Timer related events are managed by the high-resolution
timers infrastructure (hrtimers) in the kernel and our approach
to create a tickless Linux leverages this system. hrtimers
manage a per-CPU based queue of timers ordered by the expiry
time and they arm their corresponding hardware timer
chips to interrupt the CPU only at the nearest event. The
scheduler, for example, initializes an hrtimer to call the main
scheduler tick function during the machine boot and forwards
that timer with HZ frequency at every tick. We made
a trivial modification to that function to forward the timer
much further in the future rather than with HZ frequency.
This change only triggers when the application requests a
tickless environment with a system call and it is the only
runnable process on its core at that moment.

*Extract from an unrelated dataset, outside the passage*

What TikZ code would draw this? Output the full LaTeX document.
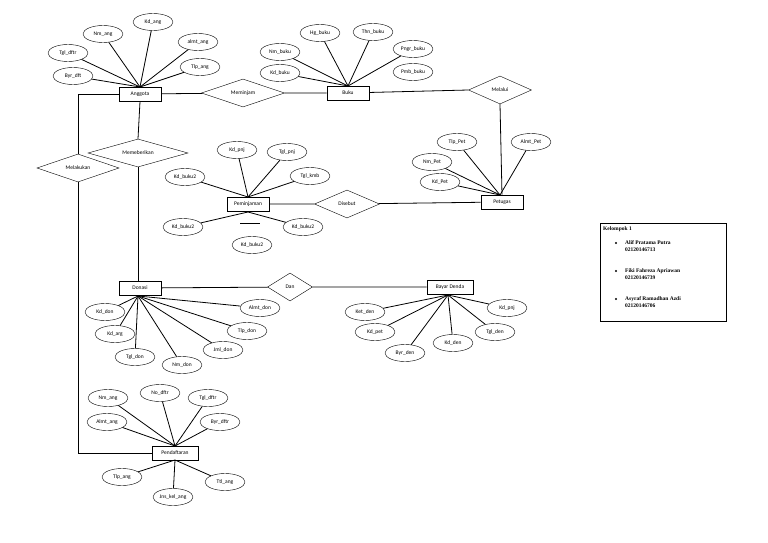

In that case,
the CPU switches to a no tick mode where further timer
and work item requests are queued to the corresponding
OS core, which is always calculated as the first CPU in the
application core’s NUMA domain. With this environment,
applications still received interrupts due to IPIs sent from
remote CPUs for the services that require global collaboration
from all CPUs. We identified one of these services
as the RCU subsystem and implemented necessary hooks to
prevent interruption of no tick CPUs. After these modifications,
application cores did not interrupt tasks running on
them until those tasks exit or explicitly turned off the no
tick mode. As shown in the Figure 2f, further benchmarks
proved that the cores were noiseless with flat FWQ plots.